We’ve heard some fantastic stories of resilience and agility of young people from our customers about their own learners seeing great success in lockdown. Learners from SDConsultancy, a training provider in Scotland, have been using Skills Portfolio during lockdown to ensure that they could still continue with their studies. They have 80 learners on
role and during lockdown, 18 learners have completed their qualifications in spite of the challenges of limited face to face contact.
Sarah, Managing Director of SDConsultancy, said: “During lockdown, we conducted 8 meetings in one day with learners whilst they were at home from the comfort and safety of our eco-friendly office. There is no way this would have been achieved without using an e-portfolio and the dedication of our candidates and apprentices. Covid-19 has definitely made us adapt to a new way of working and although we still need to observe our candidates in action, this lockdown period has been a good opportunity to make the best of our time.”
Support from Skills Forward
We cannot let stories like those from SDConsultancy be the anomaly. They are testament that; when supported by the right infrastructure and technology, visionary educators and their own ambition, young people can continue to do great things.

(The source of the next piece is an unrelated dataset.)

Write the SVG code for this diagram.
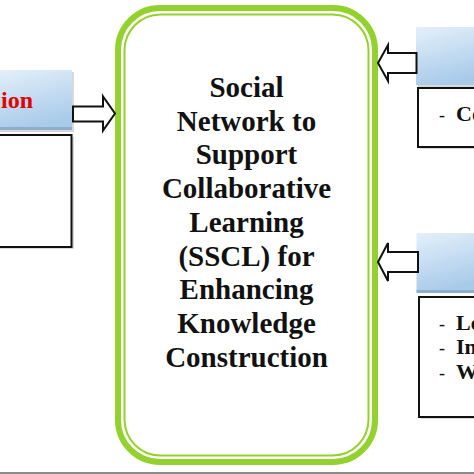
<svg xmlns="http://www.w3.org/2000/svg" width="474" height="474" viewBox="0 0 474 474">
  <defs>
    <linearGradient id="hdr" x1="0" y1="0" x2="0.3" y2="1">
      <stop offset="0" stop-color="#e4f0fa"/>
      <stop offset="1" stop-color="#a9cbea"/>
    </linearGradient>
    <style>
      .frame-outer { fill: #ffffff; stroke: #93d12e; stroke-width: 6; }
      .frame-inner { fill: none; stroke: #93d12e; stroke-width: 2; }
      .hdr { fill: url(#hdr); }
      .hdr-edge { fill: #8eaed0; }
      .shadow { fill: #b9b9b9; opacity: 0.55; }
      .body { fill: #ffffff; stroke: #111111; stroke-width: 2; }
      .arrow { fill: #ffffff; stroke: #111111; stroke-width: 2; stroke-linejoin: miter; }
      .main { font-family: "Liberation Serif", "Times New Roman", serif; font-weight: bold; font-size: 29px; fill: #111111; text-anchor: middle; }
      .item { font-family: "Liberation Serif", "Times New Roman", serif; font-weight: bold; font-size: 22px; fill: #111111; }
      .dash { font-family: "Liberation Serif", "Times New Roman", serif; font-size: 18px; fill: #111111; }
      .red { font-family: "Liberation Serif", "Times New Roman", serif; font-weight: bold; font-size: 24px; fill: #e00000; text-anchor: end; }
    </style>
  </defs>
  <rect width="474" height="474" fill="#ffffff"/>

  <g id="center-node">
    <rect class="frame-outer" x="118" y="8" width="257" height="454" rx="42"/>
    <rect class="frame-inner" x="124.5" y="14.5" width="244" height="441" rx="36"/>
    <text class="main" x="246.5" y="97">Social</text>
    <text class="main" x="246.5" y="130.7">Network to</text>
    <text class="main" x="246.5" y="164.4">Support</text>
    <text class="main" x="246.5" y="198">Collaborative</text>
    <text class="main" x="246.5" y="231.8">Learning</text>
    <text class="main" x="246.5" y="265.5">(SSCL) for</text>
    <text class="main" x="246.5" y="299.2">Enhancing</text>
    <text class="main" x="246.5" y="333">Knowledge</text>
    <text class="main" x="246.5" y="366.7">Construction</text>
  </g>

  <g id="left-node">
    <rect class="shadow" x="-3" y="72" width="77" height="60"/>
    <rect class="hdr" x="-5" y="70" width="77" height="60"/>
    <rect class="hdr-edge" x="-5" y="127" width="77" height="3"/>
    <text class="red" x="33" y="108">ion</text>
    <rect class="shadow" x="-3" y="137" width="77" height="112"/>
    <rect class="body" x="-5" y="135" width="76.5" height="112"/>
  </g>

  <g id="right-top-node">
    <rect class="shadow" x="418" y="29" width="70" height="58"/>
    <rect class="hdr" x="416" y="27" width="70" height="58"/>
    <rect class="shadow" x="420" y="90" width="70" height="59"/>
    <rect class="body" x="418" y="88" width="70" height="59"/>
    <text class="dash" x="439" y="121">-</text>
    <text class="item" x="456" y="121">Co</text>
  </g>

  <g id="right-bottom-node">
    <rect class="shadow" x="419" y="235" width="70" height="58"/>
    <rect class="hdr" x="416.5" y="233" width="70" height="58"/>
    <rect class="hdr-edge" x="416.5" y="290" width="70" height="3"/>
    <rect class="shadow" x="421" y="299" width="70" height="120"/>
    <rect class="body" x="419" y="297" width="70" height="120"/>
    <text class="dash" x="439" y="330">-</text>
    <text class="item" x="456" y="330">Le</text>
    <text class="dash" x="439" y="354">-</text>
    <text class="item" x="456" y="354">In</text>
    <text class="dash" x="439" y="379">-</text>
    <text class="item" x="456" y="379">W</text>
  </g>

  <g id="connectors">
    <polygon class="arrow" points="73,106.5 103,106.5 103,96.5 115,113.5 103,130.5 103,121.5 73,121.5"/>
    <polygon class="arrow" points="416.5,53 388,53 388,45 378,63 388,81 388,73 416.5,73"/>
    <polygon class="arrow" points="418,252 388,252 388,243 378,262 388,281 388,272 418,272"/>
  </g>

  <rect x="0" y="472" width="474" height="2" fill="#8a8a8a"/>
</svg>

Our eLearning technology has meant that many providers have been able to continue delivery during lockdown. Skills Builder has supported learners to complete initial assessments in maths and English and the resources have allowed them to continue their skills development from anywhere. Also, we have now launched our initial assessment for essential digital skills, in time for the implementation of the new essential digital skills qualifications. Our e-portfolio has supported learners to upload evidence as they have worked on their qualifications and apprenticeships. It has helped tutors to work remotely, offer feedback and do so whilst in a safe environment.
As we come out of lockdown, apprentices will return to the workplace and they, as well as their employers and the providers, will need to understand their current working at level.
Skills Review provides an occupational ‘skills temperature check’ at any point in their apprenticeship against the specific skills, knowledge and behaviour in their apprenticeship standard. It can also be used to test gateway readiness.
Additionally, transferable skills from full time education into the workplace or from one sector to another will be essential to young people’s progression. Skills Work is a pre-employment skills test which helps learners to understand their strengths and weaknesses against key employability skills like communication, initiative and personal responsibility. All of which will be of great importance as we adapt to new ways of working.